Since 8:00 A.M. is earlier than 8:05 A.M., the passenger takes Train A.
This interval is (50, 60) minutes, which has a length of 10 minutes. (Goes to A)
Note: For a continuous uniform distribution, single points have zero probability, so the initial point at 7:00 A.M. does not contribute to the overall proportion.

**step4** Calculating the total time the passenger goes to destination A

We sum the lengths of the intervals where the passenger goes to Destination A:
- Interval (7:05 A.M., 7:15 A.M.]: 10 minutes
- Interval (7:20 A.M., 7:30 A.M.]: 10 minutes
- Interval (7:35 A.M., 7:45 A.M.]: 10 minutes
- Interval (7:50 A.M., 8:00 A.M.): 10 minutes
Total time going to Destination A = $$10 \text{ minutes} + 10 \text{ minutes} + 10 \text{ minutes} + 10 \text{ minutes} = 40 \text{ minutes}$$.

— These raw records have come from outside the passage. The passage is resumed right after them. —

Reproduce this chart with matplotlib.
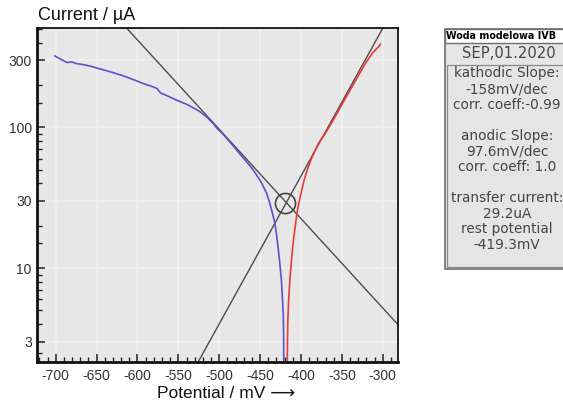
import matplotlib
matplotlib.use("Agg")
import matplotlib.pyplot as plt
from matplotlib.patches import Rectangle
from matplotlib.ticker import FixedLocator, NullFormatter

# cathodic branch (blue), potential in mV and current in uA
blue_E = [-701, -694, -686, -680, -675, -669, -662, -655, -648, -640, -633, -625,
          -617, -609, -601, -592, -584, -576, -572, -564, -552, -540, -532, -524,
          -515, -507, -503, -495, -483, -472, -462, -456, -450, -446, -442, -439,
          -436, -432, -430, -428, -426, -424, -422.5, -421.6, -421.2, -421.0]
blue_i = [322, 305, 289, 292, 284, 281, 276, 270, 262, 255, 248, 240,
          232, 223, 214, 204, 197, 189, 176, 168, 156, 146, 138, 130,
          118, 106, 99, 89, 74, 62, 53, 47.5, 42, 38, 34, 30,
          26, 21, 17.5, 14, 11, 8.3, 5.8, 4.6, 3.3, 2.0]

# anodic branch (red)
red_E = [-416.8, -416.5, -416.1, -415.3, -414.2, -412.8, -411.0, -409.0, -406.7,
         -404.5, -401.8, -399, -396, -392, -388, -383, -378, -370, -360, -350,
         -340, -330, -320, -312, -304, -303]
red_i = [2.0, 3.0, 4.2, 5.6, 7.2, 9.4, 12.5, 16.2, 20.5,
         25.5, 30.5, 36, 42.6, 50.5, 58.5, 68, 78, 91, 114, 145,
         184, 232, 292, 340, 380, 390]

# Tafel lines (end points)
cath_E = [-613, -282]
cath_i = [506, 4.0]
anod_E = [-526, -300]
anod_i = [2.14, 506]

rest_E = -419.3
rest_i = 29.2

x_ticks = [-700, -650, -600, -550, -500, -450, -400, -350, -300]
y_ticks = [3, 10, 30, 100, 300]
y_minor = [2.5, 4, 5, 6, 7, 8, 9, 15, 20, 40, 50, 60, 70, 80, 90, 150, 200, 400, 500]

box_title = "Woda modelowa IVB"
box_date = "SEP,01.2020"
box_lines = ["kathodic Slope:", "-158mV/dec", "corr. coeff:-0.99", "",
             "anodic Slope:", "97.6mV/dec", "corr. coeff: 1.0", "",
             "transfer current:", "29.2uA", "rest potential", "-419.3mV"]

W, H = 563, 405
fig = plt.figure(figsize=(W / 100, H / 100), dpi=100)
fig.patch.set_facecolor("white")

def fx(x):
    return x / W

def fy(y):
    return 1 - y / H

ax = fig.add_axes([fx(37.3), fy(362.3), fx(397.7) - fx(37.3), fy(28.3) - fy(362.3)])
ax.set_facecolor("#e7e7e7")
ax.set_yscale("log")
ax.set_xlim(-722.5, -281.7)
ax.set_ylim(2.14, 506)

ax.grid(True, which="major", color="#efefef", lw=1.3)
ax.set_axisbelow(True)

ax.plot(cath_E, cath_i, color="#554848", lw=1.0)
ax.plot(anod_E, anod_i, color="#554848", lw=1.0)
ax.plot(blue_E, blue_i, color="#5a52d0", lw=1.2)
ax.plot(red_E, red_i, color="#e83a3a", lw=1.2)
ax.plot([rest_E], [rest_i], "o", mfc="none", mec="#444444", ms=14.5, mew=1.2)

ax.xaxis.set_major_locator(FixedLocator(x_ticks))
ax.xaxis.set_minor_locator(FixedLocator(range(-720, -280, 10)))
ax.yaxis.set_major_locator(FixedLocator(y_ticks))
ax.yaxis.set_minor_locator(FixedLocator(y_minor))
ax.yaxis.set_minor_formatter(NullFormatter())
ax.set_xticklabels([str(t) for t in x_ticks])
ax.set_yticklabels([str(t) for t in y_ticks])

ax.tick_params(which="both", direction="in", top=False, right=False,
               colors="#222222", labelcolor="#333333", labelsize=10)
ax.tick_params(which="major", length=6, width=1.1)
ax.tick_params(which="minor", length=3.5, width=1.0)
ax.tick_params(axis="x", pad=5)
ax.tick_params(axis="y", pad=4)
for lab in ax.get_xticklabels() + ax.get_yticklabels():
    lab.set_family("Liberation Sans")

for side in ["left", "bottom"]:
    ax.spines[side].set_linewidth(2.0)
for side in ["top", "right"]:
    ax.spines[side].set_linewidth(1.3)
for s in ax.spines.values():
    s.set_color("#111111")

fig.text(fx(38), fy(15), "Current / \u00b5A", ha="left", va="center",
         fontsize=13, family=["Liberation Sans", "DejaVu Sans"], color="#111111")
fig.text(fx(226), fy(393), "Potential / mV \u27f6", ha="center", va="center",
         fontsize=12.5, family=["Liberation Sans", "DejaVu Sans"], color="#111111")

# info box on the right
bx0, bx1, by0, by1 = 445, 575, 29.3, 269.3
fig.patches.append(Rectangle((fx(bx0), fy(by1)), fx(bx1) - fx(bx0), fy(by0) - fy(by1),
                             transform=fig.transFigure, facecolor="#e5e5e5",
                             edgecolor="#6e6e6e", lw=1.2))
fig.patches.append(Rectangle((fx(bx0), fy(42.7)), fx(bx1) - fx(bx0), fy(by0) - fy(42.7),
                             transform=fig.transFigure, facecolor="white",
                             edgecolor="#6e6e6e", lw=1.0))
fig.patches.append(Rectangle((fx(bx0 + 2), fy(266.5)), fx(bx1) - fx(bx0 + 2), fy(65) - fy(266.5),
                             transform=fig.transFigure, facecolor="none",
                             edgecolor="#8a8a8a", lw=0.9))

fig.text(fx(446.5), fy(36), box_title, ha="left", va="center", fontsize=6.9,
         fontweight="bold", family="DejaVu Sans", color="black")
fig.text(fx(509), fy(53.5), box_date, ha="center", va="center", fontsize=10.6,
         family="DejaVu Sans", color="#454545")
for k, line in enumerate(box_lines):
    fig.text(fx(507), fy(73.5 + 15.6 * k), line, ha="center", va="center",
             fontsize=9.8, family="DejaVu Sans", color="#454545")

fig.savefig("out.png", dpi=100)
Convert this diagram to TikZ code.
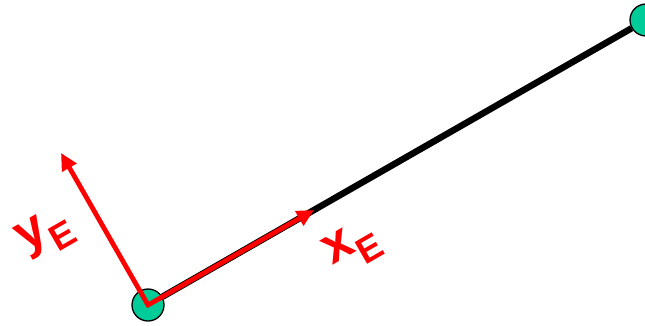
\documentclass[tikz,border=0pt]{standalone}
\usepackage{fontspec}
\setmainfont{Liberation Sans}
\usetikzlibrary{arrows.meta}
\definecolor{jointgreen}{RGB}{0,204,153}

\begin{document}
\begin{tikzpicture}[
  x=1pt,y=-1pt,
  >={Triangle[length=17pt,width=16pt]},
  joint/.style={circle,draw=black,line width=1.3pt,fill=jointgreen,
                minimum size=32pt,inner sep=0pt},
  link/.style={line width=6.5pt,black},
  axis/.style={<->,line width=4.8pt,red,line join=miter},
  lbl/.style={text=red,font=\bfseries\fontsize{52}{60}\selectfont,
              rotate=30,inner sep=0pt},
]
\useasboundingbox (0,0) rectangle (645,325);

\coordinate (xtip) at (314,210);
\coordinate (ytip) at (61,153);

% the link and its two joints
\node[joint] (base) at (148,305) {};
\node[joint] (tip)  at (646,20) {};
\draw[link] (base) -- (tip);

% end-effector frame
\draw[axis] (ytip) -- (base.center) -- (xtip);

\node[lbl] (ylbl) at (46,234) {y\textsubscript{E}};
\node[lbl] (xlbl) at (353,247) {x\textsubscript{E}};

\end{tikzpicture}
\end{document}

**step5** Calculating the proportion of time the passenger goes to destination A

The total time window for the passenger's arrival is 60 minutes.
The total time the passenger goes to Destination A is 40 minutes.
The proportion of time the passenger goes to Destination A is given by:
$$ \frac{\text{Total time going to Destination A}}{\text{Total time window}} = \frac{40 \text{ minutes}}{60 \text{ minutes}} $$
To simplify the fraction:
$$ \frac{40}{60} = \frac{4 \times 10}{6 \times 10} = \frac{4}{6} $$
$$ \frac{4}{6} = \frac{2 \times 2}{3 \times 2} = \frac{2}{3} $$
So, the proportion of time the passenger goes to destination A is $$\frac{2}{3}$$.